Perhaps the most telling addition in CVSS 4.0 is the introduction of Supplemental metrics. These metrics do not alter the numeric score, and that design choice is deliberate. They capture critical factors that influence response decisions, such as human safety, exploit automation potential, recovery difficulty, and vendor urgency, without contaminating severity calculations.

This separation is subtle but profound. It preserves the integrity of the score while recognizing that decisions require more than mathematics. CVSS 4.0 stops pretending that severity and priority are the same thing.

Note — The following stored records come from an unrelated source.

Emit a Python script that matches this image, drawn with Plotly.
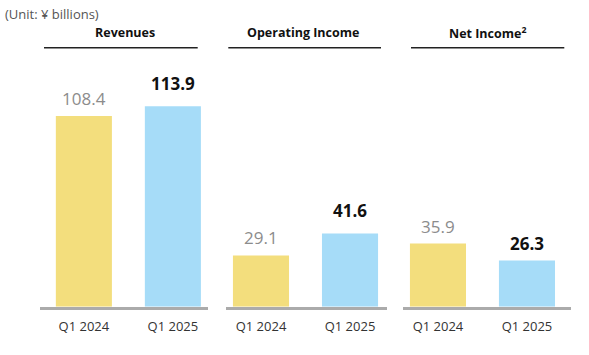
import plotly.graph_objects as go

W, H = 589, 355

# ---- data ----
periods = ["Q1 2024", "Q1 2025"]
panel_titles = ["Revenues", "Operating Income", "Net Income<sup>2</sup>"]
revenues = [108.4, 113.9]
operating_income = [29.1, 41.6]
net_income = [35.9, 26.3]
unit_label = "(Unit: ¥ billions)"

series = [revenues, operating_income, net_income]

# ---- style ----
bar_colors = ["#F3DE7D", "#A6DCF8"]
label_colors = ["#8C8C8C", "#111111"]
label_weights = ["normal", "bold"]
FONT = "Open Sans"

def px_x(p):
    return p / W

def px_y(p):
    return 1 - p / H

# panel geometry in pixels (axis-line extent, x-range)
panel_domains = [(40, 208.3), (226, 386.7), (403, 571.3)]
panel_ranges = [(-0.493, 1.398), (-0.393, 1.412), (-0.393, 1.498)]
y_domain = [px_y(306.7), px_y(60)]
y_max = 246.7 / 1.76
header_centers = [124.7, 303.3, 487.7]
header_lines = [(44, 197.7), (228.3, 381), (411, 564.3)]
label_offsets = [[17.7, 22.7], [17.7, 23.3], [17.0, 16.5]]

fig = go.Figure()
layout = dict(
    width=W, height=H,
    margin=dict(l=0, r=0, t=0, b=0),
    paper_bgcolor="white", plot_bgcolor="white",
    showlegend=False,
    font=dict(family=FONT, color="#333333"),
)

annotations = []
shapes = []

for i, vals in enumerate(series):
    sfx = "" if i == 0 else str(i + 1)
    xa, ya = "x" + sfx, "y" + sfx
    fig.add_trace(go.Bar(
        x=periods, y=vals, xaxis=xa, yaxis=ya,
        marker=dict(color=bar_colors, line=dict(width=0)),
        width=0.63, hoverinfo="skip",
    ))
    d0, d1 = panel_domains[i]
    layout["xaxis" + sfx] = dict(
        domain=[px_x(d0), px_x(d1)], anchor=ya, type="category",
        range=list(panel_ranges[i]),
        showline=True, linecolor="#ABABAB", linewidth=2.5,
        showgrid=False, zeroline=False, ticks="",
        tickfont=dict(family=FONT, size=13, color="#333333"),
        ticklabelstandoff=6,
    )
    layout["yaxis" + sfx] = dict(
        domain=y_domain, anchor=xa, range=[0, y_max],
        visible=False, showgrid=False, zeroline=False,
    )
    for j, v in enumerate(vals):
        annotations.append(dict(
            x=periods[j], y=v, xref=xa, yref=ya,
            text=f"<b>{v:.1f}</b>" if label_weights[j] == "bold" else f"{v:.1f}",
            showarrow=False, yanchor="middle", xanchor="center",
            yshift=label_offsets[i][j],
            font=dict(family=FONT, size=17, color=label_colors[j]),
        ))
    annotations.append(dict(
        x=px_x(header_centers[i]), y=px_y(33), xref="paper", yref="paper",
        text=f"<b>{panel_titles[i]}</b>", showarrow=False,
        xanchor="center", yanchor="middle",
        font=dict(family=FONT, size=12.5, color="#111111"),
    ))
    h0, h1 = header_lines[i]
    shapes.append(dict(
        type="line", xref="paper", yref="paper",
        x0=px_x(h0), x1=px_x(h1), y0=px_y(47.7), y1=px_y(47.7),
        line=dict(color="#222222", width=1.5),
    ))

annotations.append(dict(
    x=px_x(3), y=px_y(14), xref="paper", yref="paper",
    text=unit_label, showarrow=False, xanchor="left", yanchor="middle",
    font=dict(family=FONT, size=13, color="#555555"),
))

layout["annotations"] = annotations
layout["shapes"] = shapes
fig.update_layout(**layout)
fig.write_html(
    "out.html",
    config={"displayModeBar": False},
    post_script="document.body.style.margin='0';document.body.style.overflow='hidden';",
)
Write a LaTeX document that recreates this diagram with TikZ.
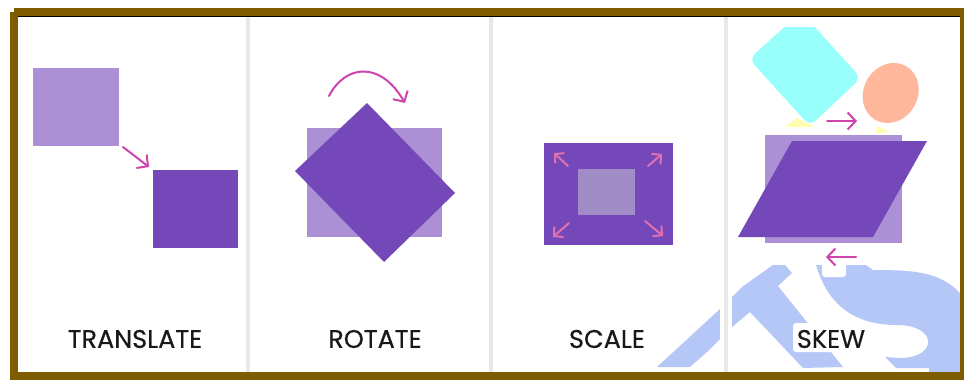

Side-by-Side Structural Differences

Dimension	CVSS 3.x	CVSS 4.0
Scope Modeling	Binary scope change	Explicit impact separation
Exploitation State	Temporal metric (rarely used)	Formal Threat metric
Supplemental Context	Environmental only	Supplemental metrics (non-score modifying)
Prioritization Fit	Often misused as priority	Designed as input, not decision

Operational Implications: What Changes for Defenders

CVSS 4.0 demands more thought, not less. It asks organizations to engage with context rather than hide behind numbers. This may slow scoring initially, but it improves alignment between vulnerability management and actual risk management. It also reduces the false confidence that came from treating CVSS 3.x scores as definitive answers rather than starting points.

For mature teams, CVSS 4.0 offers a framework that better matches how prioritization already works in practice. For less mature teams, it exposes the limitations of relying on scores alone.

Conclusion: A Necessary Reset for an Incomplete Model

CVSS 3.0 brought order. CVSS 3.1 brought clarity. CVSS 4.0 brings humility. It recognizes that no scoring system can fully capture the complexity of modern threats, but it can do better than pretending that context does not matter. The reset was not an admission of failure. It was an acceptance of reality.

Severity scoring did not need to be faster or louder, it needed to be truer.